We say that a polygon is rectangular when all of its angles are $90^\circ$ or $270^\circ$. Is it true that each rectangular polygon, which sides are with length equal to odd numbers only, can't be covered with 2x1 domino tiles?
Problem
Source: VIII International Festival of Young Mathematicians Sozopol 2017, Theme for 10-12 grade
Tags: combinatorics, dominoes, Tiling
29.08.2019 13:36
See Theorem 2.1 in this paper: http://www.cccg.ca/proceedings/1999/c32.pdf
30.08.2019 22:06
The same authors had a more recent paper, see here: http://people.scs.carleton.ca/~kranakis/Papers/Domjou.pdf . They prove the original problem again, but in a nicer manner. Another interesting generalizations are also given.
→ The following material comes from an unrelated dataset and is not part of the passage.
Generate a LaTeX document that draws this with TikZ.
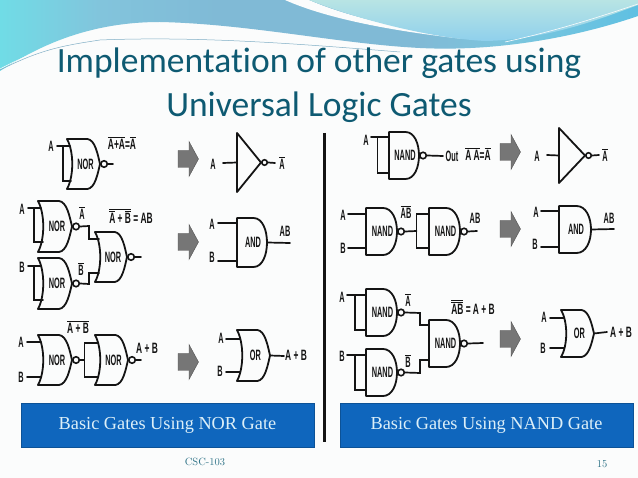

The method used, is an instructive one and could be used in another such tiling problems. I gave a more detailed review in my blog. Following that paper, I will provide here a short proof of the OP. Suppose our rectangular polygon $ P$ can be tiled with $ 1\times 2$ dominoes. We construct a graph $ G$, which vertices are the nodes of the tiling (where the corners of $ 1\times 2$ tiles are placed). Two vertices of $ G$ are joined whenever they lie along the long side (with length $ 2$) of some $ 1\times 2$ tile. In case they lie along the long sides of two clinging together dominoes, that edge has multiplicity $ 2$. Shortly speaking, the edges of $ G$ are the long sides of all dominoes. Now, the key observation. Every corner of $ P$ (as a vertex in $ G$) has degree $ 1$ and all the other vertices of $ G$ have even degrees (either $ 2$ or $ 4$, counted with their multiplicity). Thus, starting an Eulerian path from any corner of $ P$ (corresponding to $ v\in G$) , it will not terminate until reaching another corner of $ P$, corresponding to $ v'\in G$. We will prove there exists a corner $ v$, such that both $ v$ and $ v'$ lie on the same side of $ P$. Indeed, if it doesn't hold for some $ v,v'$ there will exist another vertex $ v_1\neq v,v'$ somewhere on the contour of the polygon $ P$, between $ v$ and $ v'$. We construct another Eulerian path $ v_1\,v'_1$ starting from $ v_1$. If that path crosses the path $ v\,v'$ we switch to the first one and may assume $ v_1'=v'$. Thus, the distance, along the contour of $P$, between $ v_1$ and $ v_1'$ is shorter than the same kind of distance between $ v$ and $ v'$ (Here, it is crucial $ P$ does not have holes). Keeping shortening that distance, we finally reach a vertex $ v_i$ such that both $ v_i$ and $ v'_i$ lie on the same side of $ P$. But then, the length of that side of the polygon would be an even number, since all the segments of the path, connecting its ends, are of even lengths and parallel to the axes. A contradiction.